Since each child gets at least 4 balloons, we will initially allocate these 4 balloons to each of them.

So we are left with $15 - 4 \times 3 = 15 - 12 = 3$ balloons and 3 children.

Now we need to distribute 3 identical balloons to 3 children.

This can be done in ${}^{n+r-1}C_{r-1}$ ways, where $n = 3$ and $r = 3$.

So, number of ways = ${}^{3+3-1}C_{3-1} = {}^5C_2 = \frac{5 \times 4}{2 \times 1} = 10$

Event 2: Distribution of pencils

Since each child gets at least one pencil, we will allocate 1 pencil to each child. We are now left with $6 - 3 = 3$ pencils.

We now need to distribute 3 identical pencils to 3 children.

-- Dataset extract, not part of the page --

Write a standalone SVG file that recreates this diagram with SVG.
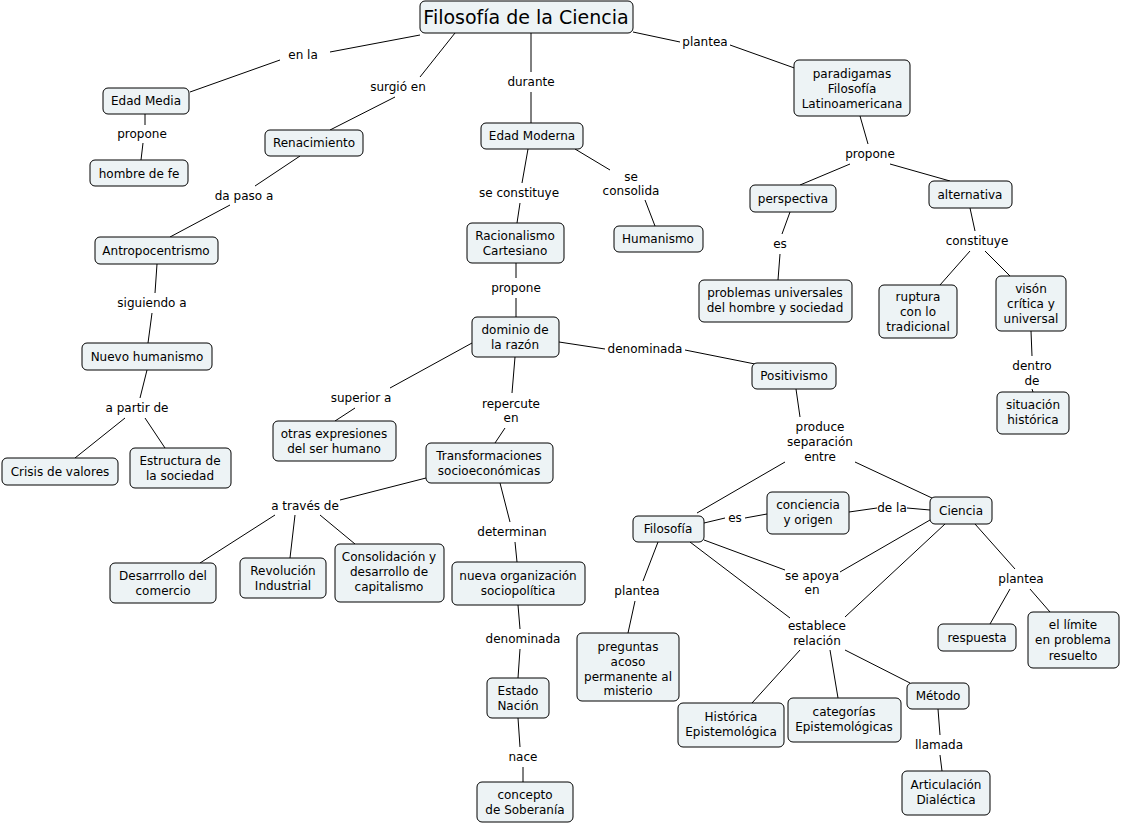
<svg xmlns="http://www.w3.org/2000/svg" width="1121" height="825" viewBox="0 0 1121 825">
<style>
.n rect{fill:#edf3f5;stroke:#000;stroke-width:1}
text{font-family:"DejaVu Sans",Verdana,sans-serif;font-size:12px;fill:#000;text-anchor:middle}
.c line{stroke:#000;stroke-width:1}
.t{fill:#fff}
</style>
<rect width="1121" height="825" fill="#fff"/>
<g class="c">
<line x1="420" y1="35" x2="330" y2="52"/><line x1="280" y1="60" x2="190" y2="92"/>
<line x1="455" y1="33" x2="420" y2="77"/><line x1="395" y1="97" x2="330" y2="130"/>
<line x1="531" y1="33" x2="531" y2="72"/><line x1="531" y1="92" x2="531" y2="123"/>
<line x1="633" y1="32" x2="680" y2="42"/><line x1="730" y1="45" x2="800" y2="70"/>
<line x1="145" y1="114" x2="145" y2="125"/><line x1="143" y1="143" x2="141" y2="160"/>
<line x1="300" y1="156" x2="255" y2="186"/><line x1="230" y1="205" x2="170" y2="237"/>
<line x1="157" y1="264" x2="155" y2="293"/><line x1="152" y1="313" x2="148" y2="343"/>
<line x1="147" y1="370" x2="140" y2="398"/><line x1="125" y1="418" x2="75" y2="458"/><line x1="145" y1="418" x2="165" y2="448"/>
<line x1="528" y1="149" x2="522" y2="183"/><line x1="520" y1="203" x2="517" y2="223"/>
<line x1="575" y1="149" x2="610" y2="170"/><line x1="645" y1="200" x2="655" y2="226"/>
<line x1="516" y1="263" x2="516" y2="278"/><line x1="516" y1="298" x2="516" y2="317"/>
<line x1="472" y1="343" x2="390" y2="388"/><line x1="355" y1="408" x2="335" y2="421"/>
<line x1="515" y1="357" x2="512" y2="393"/><line x1="505" y1="428" x2="495" y2="443"/>
<line x1="559" y1="342" x2="605" y2="349"/><line x1="685" y1="350" x2="760" y2="365"/>
<line x1="426" y1="478" x2="340" y2="500"/><line x1="275" y1="515" x2="200" y2="563"/><line x1="295" y1="515" x2="290" y2="558"/><line x1="320" y1="515" x2="355" y2="544"/>
<line x1="500" y1="483" x2="510" y2="522"/><line x1="515" y1="542" x2="517" y2="562"/>
<line x1="518" y1="605" x2="520" y2="629"/><line x1="520" y1="649" x2="518" y2="678"/>
<line x1="518" y1="718" x2="520" y2="747"/><line x1="523" y1="767" x2="523" y2="782"/>
<line x1="860" y1="116" x2="868" y2="144"/><line x1="850" y1="164" x2="800" y2="185"/><line x1="890" y1="164" x2="950" y2="181"/>
<line x1="790" y1="212" x2="782" y2="234"/><line x1="780" y1="254" x2="778" y2="280"/>
<line x1="970" y1="208" x2="975" y2="231"/><line x1="970" y1="251" x2="940" y2="285"/><line x1="985" y1="251" x2="1010" y2="276"/>
<line x1="1031" y1="331" x2="1032" y2="356"/><line x1="1032" y1="389" x2="1033" y2="392"/>
<line x1="796" y1="389" x2="800" y2="417"/><line x1="785" y1="462" x2="697" y2="513"/><line x1="855" y1="462" x2="932" y2="498"/>
<line x1="704" y1="523" x2="725" y2="518"/><line x1="745" y1="518" x2="767" y2="514"/>
<line x1="849" y1="512" x2="877" y2="508"/><line x1="907" y1="508" x2="930" y2="510"/>
<line x1="658" y1="542" x2="643" y2="581"/><line x1="635" y1="601" x2="628" y2="633"/>
<line x1="704" y1="540" x2="785" y2="570"/><line x1="930" y1="520" x2="840" y2="572"/>
<line x1="690" y1="542" x2="790" y2="618"/><line x1="945" y1="524" x2="845" y2="617"/>
<line x1="800" y1="650" x2="752" y2="703"/><line x1="830" y1="650" x2="838" y2="698"/><line x1="845" y1="650" x2="910" y2="683"/>
<line x1="938" y1="709" x2="940" y2="735"/><line x1="940" y1="755" x2="942" y2="771"/>
<line x1="975" y1="524" x2="1015" y2="569"/><line x1="1010" y1="589" x2="990" y2="624"/><line x1="1030" y1="589" x2="1050" y2="612"/>
</g>
<g id="labels">
<text x="303" y="59">en la</text><text x="398" y="91">surgió en</text><text x="531" y="86">durante</text><text x="705" y="46">plantea</text>
<text x="142" y="138">propone</text><text x="244" y="200">da paso a</text><text x="152" y="307">siguiendo a</text><text x="137" y="412">a partir de</text>
<text x="519" y="197">se constituye</text><text x="631" y="181">se</text><text x="631" y="195">consolida</text><text x="516" y="292">propone</text>
<text x="361" y="402">superior a</text><text x="511" y="408">repercute</text><text x="511" y="422">en</text><text x="645" y="353">denominada</text>
<text x="305" y="510">a través de</text><text x="512" y="536">determinan</text><text x="523" y="643">denominada</text><text x="523" y="761">nace</text>
<text x="870" y="158">propone</text><text x="780" y="248">es</text><text x="977" y="245">constituye</text><text x="1032" y="370">dentro</text><text x="1032" y="385">de</text>
<text x="820" y="431">produce</text><text x="820" y="446">separación</text><text x="820" y="461">entre</text>
<text x="735" y="522">es</text><text x="892" y="512">de la</text><text x="812" y="580">se apoya</text><text x="812" y="594">en</text>
<text x="637" y="595">plantea</text><text x="1021" y="583">plantea</text><text x="817" y="630">establece</text><text x="817" y="645">relación</text><text x="939" y="749">llamada</text>
</g>
<g id="title" class="n"><rect x="420" y="1" width="213" height="32" rx="5"/><text x="526" y="24" style="font-size:19px">Filosofía de la Ciencia</text></g>
<g id="edadmedia" class="n"><rect x="103" y="88" width="86" height="26" rx="5"/><text x="146" y="105">Edad Media</text></g>
<g id="hombre" class="n"><rect x="90" y="160" width="98" height="26" rx="5"/><text x="139" y="178">hombre de fe</text></g>
<g id="renacimiento" class="n"><rect x="265" y="130" width="98" height="26" rx="5"/><text x="314" y="147">Renacimiento</text></g>
<g id="antropo" class="n"><rect x="95" y="237" width="123" height="27" rx="5"/><text x="156" y="255">Antropocentrismo</text></g>
<g id="nuevohum" class="n"><rect x="82" y="343" width="130" height="27" rx="5"/><text x="147" y="361">Nuevo humanismo</text></g>
<g id="crisis" class="n"><rect x="2" y="458" width="116" height="27" rx="5"/><text x="60" y="476">Crisis de valores</text></g>
<g id="estructura" class="n"><rect x="130" y="448" width="101" height="40" rx="5"/><text x="180" y="465">Estructura de</text><text x="180" y="480">la sociedad</text></g>
<g id="edadmoderna" class="n"><rect x="481" y="123" width="102" height="26" rx="5"/><text x="532" y="140">Edad Moderna</text></g>
<g id="racionalismo" class="n"><rect x="467" y="223" width="97" height="40" rx="5"/><text x="515" y="240">Racionalismo</text><text x="515" y="255">Cartesiano</text></g>
<g id="humanismo" class="n"><rect x="614" y="226" width="89" height="26" rx="5"/><text x="658" y="243">Humanismo</text></g>
<g id="dominio" class="n"><rect x="472" y="317" width="87" height="40" rx="5"/><text x="515" y="334">dominio de</text><text x="515" y="349">la razón</text></g>
<g id="otras" class="n"><rect x="273" y="421" width="123" height="40" rx="5"/><text x="334" y="438">otras expresiones</text><text x="334" y="453">del ser humano</text></g>
<g id="transf" class="n"><rect x="426" y="443" width="127" height="40" rx="5"/><text x="489" y="460">Transformaciones</text><text x="489" y="475">socioeconómicas</text></g>
<g id="comercio" class="n"><rect x="110" y="563" width="106" height="40" rx="5"/><text x="163" y="580">Desarrrollo del</text><text x="163" y="595">comercio</text></g>
<g id="revolucion" class="n"><rect x="240" y="558" width="86" height="40" rx="5"/><text x="283" y="575">Revolución</text><text x="283" y="590">Industrial</text></g>
<g id="consolidacion" class="n"><rect x="335" y="544" width="109" height="58" rx="5"/><text x="389" y="561">Consolidación y</text><text x="389" y="576">desarrollo de</text><text x="389" y="591">capitalismo</text></g>
<g id="nuevaorg" class="n"><rect x="452" y="562" width="133" height="43" rx="5"/><text x="518" y="580">nueva organización</text><text x="518" y="595">sociopolítica</text></g>
<g id="estado" class="n"><rect x="487" y="678" width="62" height="40" rx="5"/><text x="518" y="695">Estado</text><text x="518" y="710">Nación</text></g>
<g id="soberania" class="n"><rect x="477" y="782" width="96" height="40" rx="5"/><text x="525" y="799">concepto</text><text x="525" y="814">de Soberanía</text></g>
<g id="paradigmas" class="n"><rect x="794" y="60" width="116" height="56" rx="5"/><text x="852" y="78">paradigamas</text><text x="852" y="93">Filosofía</text><text x="852" y="108">Latinoamericana</text></g>
<g id="perspectiva" class="n"><rect x="750" y="185" width="86" height="27" rx="5"/><text x="793" y="203">perspectiva</text></g>
<g id="alternativa" class="n"><rect x="929" y="181" width="83" height="27" rx="5"/><text x="970" y="199">alternativa</text></g>
<g id="problemas" class="n"><rect x="699" y="280" width="153" height="42" rx="5"/><text x="775" y="297">problemas universales</text><text x="775" y="312">del hombre y sociedad</text></g>
<g id="ruptura" class="n"><rect x="879" y="285" width="78" height="53" rx="5"/><text x="918" y="301">ruptura</text><text x="918" y="316">con lo</text><text x="918" y="331">tradicional</text></g>
<g id="vision" class="n"><rect x="996" y="276" width="70" height="55" rx="5"/><text x="1031" y="293">visón</text><text x="1031" y="308">crítica y</text><text x="1031" y="323">universal</text></g>
<g id="situacion" class="n"><rect x="997" y="392" width="72" height="42" rx="5"/><text x="1033" y="409">situación</text><text x="1033" y="424">histórica</text></g>
<g id="positivismo" class="n"><rect x="752" y="363" width="84" height="26" rx="5"/><text x="794" y="380">Positivismo</text></g>
<g id="filosofia" class="n"><rect x="633" y="516" width="71" height="26" rx="5"/><text x="668" y="533">Filosofía</text></g>
<g id="conciencia" class="n"><rect x="767" y="492" width="82" height="42" rx="5"/><text x="808" y="509">conciencia</text><text x="808" y="524">y origen</text></g>
<g id="ciencia" class="n"><rect x="930" y="497" width="62" height="27" rx="5"/><text x="961" y="515">Ciencia</text></g>
<g id="preguntas" class="n"><rect x="577" y="633" width="102" height="68" rx="5"/><text x="628" y="651">preguntas</text><text x="628" y="666">acoso</text><text x="628" y="681">permanente al</text><text x="628" y="695">misterio</text></g>
<g id="respuesta" class="n"><rect x="938" y="624" width="78" height="27" rx="5"/><text x="977" y="642">respuesta</text></g>
<g id="limite" class="n"><rect x="1028" y="612" width="91" height="56" rx="5"/><text x="1073" y="629">el límite</text><text x="1073" y="644">en problema</text><text x="1073" y="660">resuelto</text></g>
<g id="historica" class="n"><rect x="678" y="703" width="106" height="44" rx="5"/><text x="731" y="721">Histórica</text><text x="731" y="736">Epistemológica</text></g>
<g id="categorias" class="n"><rect x="788" y="698" width="113" height="44" rx="5"/><text x="844" y="716">categorías</text><text x="844" y="731">Epistemológicas</text></g>
<g id="metodo" class="n"><rect x="907" y="683" width="62" height="26" rx="5"/><text x="938" y="700">Método</text></g>
<g id="articulacion" class="n"><rect x="902" y="771" width="88" height="44" rx="5"/><text x="946" y="789">Articulación</text><text x="946" y="804">Dialéctica</text></g>
</svg>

This can be done in ${}^{n+r-1}C_{r-1}$ ways, where $n = 3$ and $r = 3$.

So, number of ways = ${}^{3+3-1}C_{3-1} = {}^5C_2 = \frac{5 \times 4}{2 \times 1} = 10$

Event 3: Distribution of erasers

We need to distribute 3 identical erasers to 3 children.

This can be done in ${}^{n+r-1}C_{r-1}$ ways, where $n = 3$ and $r = 3$.

So, number of ways = ${}^{3+3-1}C_{3-1} = {}^5C_2 = \frac{5 \times 4}{2 \times 1} = 10$

Applying the product rule, we get the total number of ways = $10 \times 10 \times 10 = 1000$.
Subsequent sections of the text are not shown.